Vibration-induced friction modulation for a general frequency of excitation

Abstract

Applying an oscillatory load is one of the most efficient ways to alter friction forces. Several theoretical and experimental studies on the influence of oscillatory loads on friction have been conducted, investigating the effect of both in-plane and out-of-plane oscillations for different tribological pairings. However, in the literature, the effect of an oscillatory load on the friction force has been studied with an emphasis on dynamic loads characterized by a high-frequency content, while a clear statement as to what is considered “high-frequency” is missing. Moreover, the effect of a combination of load directions on the friction reduction is not accounted for.
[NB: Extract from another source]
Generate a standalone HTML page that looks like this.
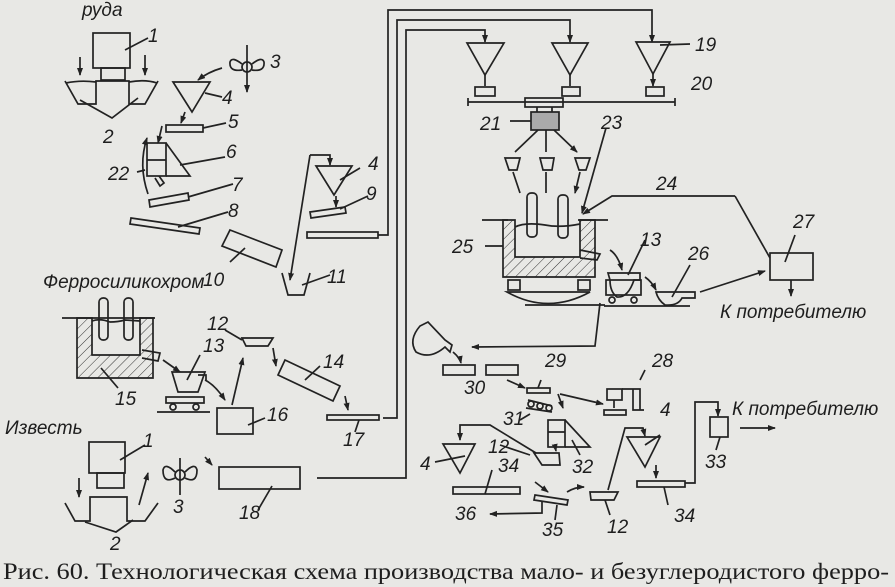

Therefore, this study aims to determine the vibration-induced effect on friction regardless of the frequency range and direction of harmonic force for a single and multi-degree-of-freedom system. Analytical methods are used to obtain the friction modulation due to harmonic loads, considering a classical mass–spring–dashpot system on a moving belt and the Amontons–Coulomb law. It is found that, in the case of continuous slip, a general relation for the vibration-induced friction modulation is obtained utilizing the velocity response function of the investigated system. The latter is used to highlight a threshold from which the high-frequency regime starts and to determine the stick–slip boundaries. Moreover, through the velocity response function, the influence of different external harmonic forces is investigated and discussed. This includes considerations of phase, excitation frequency, system characteristics, and the choice of the normal contact force expression.